* DATA SHOWN:

_____

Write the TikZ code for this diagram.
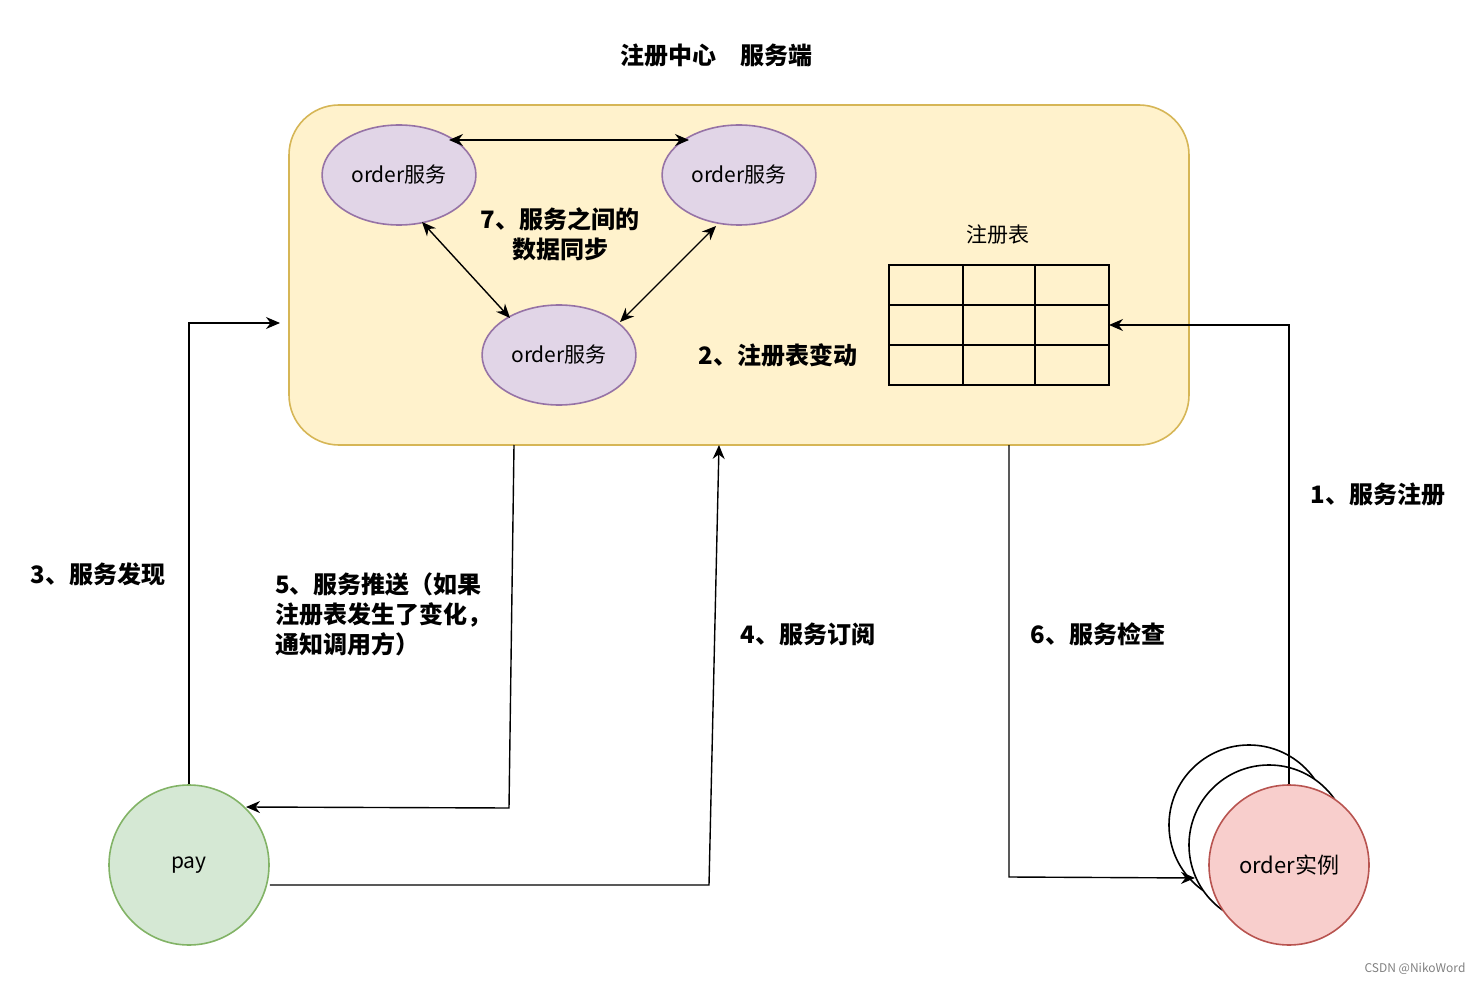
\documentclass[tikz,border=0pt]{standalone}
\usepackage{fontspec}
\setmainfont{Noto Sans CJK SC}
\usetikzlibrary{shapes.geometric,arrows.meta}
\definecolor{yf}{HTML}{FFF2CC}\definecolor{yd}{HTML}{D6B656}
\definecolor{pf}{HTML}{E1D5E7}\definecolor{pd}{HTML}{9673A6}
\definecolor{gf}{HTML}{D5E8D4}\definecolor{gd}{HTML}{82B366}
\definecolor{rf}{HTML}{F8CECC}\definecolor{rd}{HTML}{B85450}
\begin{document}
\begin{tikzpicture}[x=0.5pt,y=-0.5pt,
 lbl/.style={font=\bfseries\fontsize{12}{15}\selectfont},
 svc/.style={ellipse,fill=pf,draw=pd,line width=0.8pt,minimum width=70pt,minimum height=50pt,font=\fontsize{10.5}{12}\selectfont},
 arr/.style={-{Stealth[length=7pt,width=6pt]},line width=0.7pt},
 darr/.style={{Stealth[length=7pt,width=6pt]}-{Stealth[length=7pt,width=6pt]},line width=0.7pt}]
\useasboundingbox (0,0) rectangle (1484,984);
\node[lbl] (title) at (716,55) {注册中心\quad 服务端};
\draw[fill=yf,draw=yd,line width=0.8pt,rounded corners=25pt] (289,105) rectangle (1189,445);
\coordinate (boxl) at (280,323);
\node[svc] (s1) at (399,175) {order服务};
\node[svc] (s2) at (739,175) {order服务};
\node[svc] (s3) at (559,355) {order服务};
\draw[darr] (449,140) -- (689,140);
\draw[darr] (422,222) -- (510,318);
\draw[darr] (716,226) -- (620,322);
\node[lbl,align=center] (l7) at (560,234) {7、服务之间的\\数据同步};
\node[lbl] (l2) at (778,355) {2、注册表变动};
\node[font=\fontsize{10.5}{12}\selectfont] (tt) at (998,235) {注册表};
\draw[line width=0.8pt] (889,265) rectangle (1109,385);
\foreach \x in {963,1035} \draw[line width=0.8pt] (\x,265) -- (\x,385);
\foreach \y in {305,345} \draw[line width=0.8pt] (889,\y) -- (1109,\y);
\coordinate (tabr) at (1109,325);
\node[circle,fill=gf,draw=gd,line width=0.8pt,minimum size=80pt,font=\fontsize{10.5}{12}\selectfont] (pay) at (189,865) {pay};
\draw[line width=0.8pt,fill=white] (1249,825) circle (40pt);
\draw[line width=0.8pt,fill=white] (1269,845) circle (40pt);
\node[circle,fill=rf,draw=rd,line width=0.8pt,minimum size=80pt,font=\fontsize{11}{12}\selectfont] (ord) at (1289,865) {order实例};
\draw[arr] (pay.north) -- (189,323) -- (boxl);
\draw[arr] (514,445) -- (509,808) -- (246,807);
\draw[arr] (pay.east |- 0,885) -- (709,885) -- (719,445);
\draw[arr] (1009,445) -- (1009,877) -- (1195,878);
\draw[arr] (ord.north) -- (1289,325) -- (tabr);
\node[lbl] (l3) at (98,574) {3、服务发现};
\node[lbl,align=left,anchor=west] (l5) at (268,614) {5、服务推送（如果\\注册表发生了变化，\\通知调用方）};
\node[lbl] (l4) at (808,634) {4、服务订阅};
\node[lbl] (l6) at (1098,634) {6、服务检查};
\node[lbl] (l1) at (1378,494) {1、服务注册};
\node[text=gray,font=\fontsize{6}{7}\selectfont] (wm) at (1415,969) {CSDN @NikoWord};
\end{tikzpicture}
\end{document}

_____

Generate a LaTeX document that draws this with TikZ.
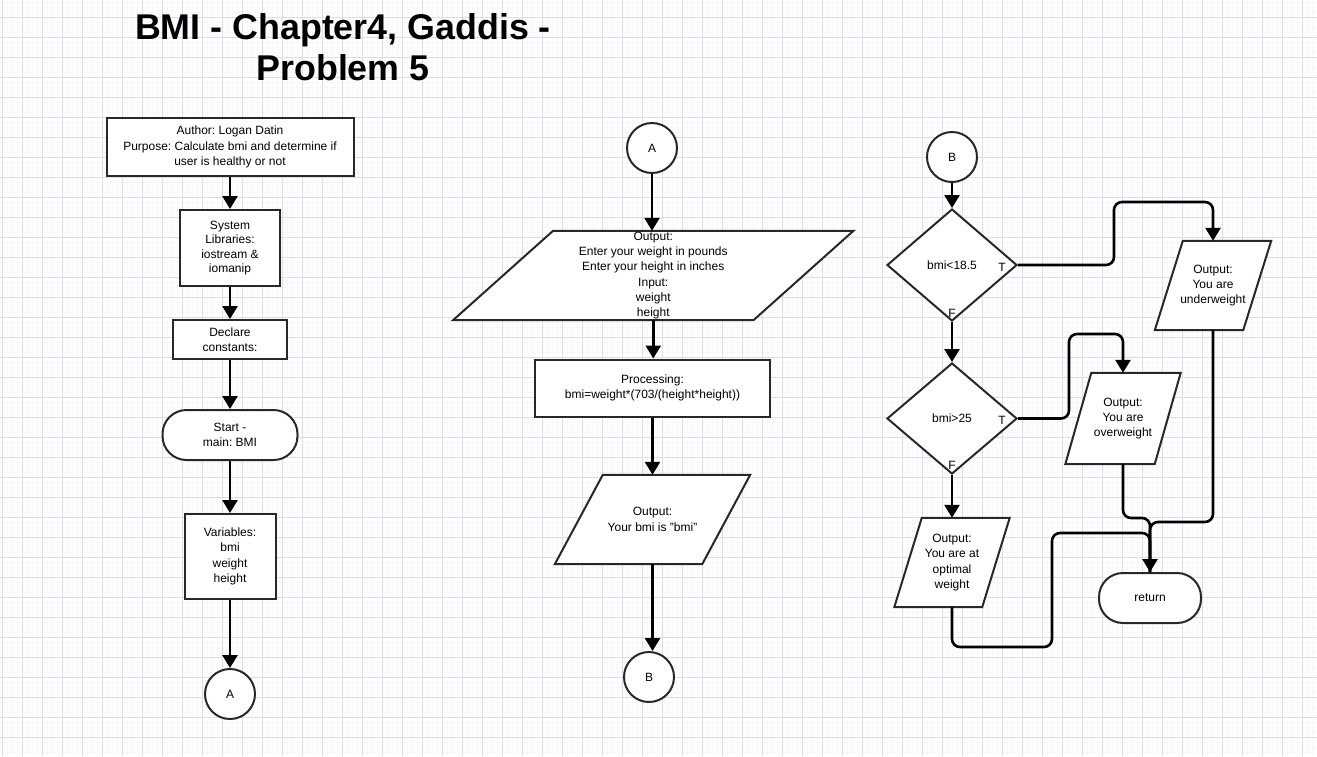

_____

* WHAT TO DO:
Pull out every line of the records above that contains the word "this".

* REPLY:
Write the TikZ code for this diagram.
Generate a LaTeX document that draws this with TikZ.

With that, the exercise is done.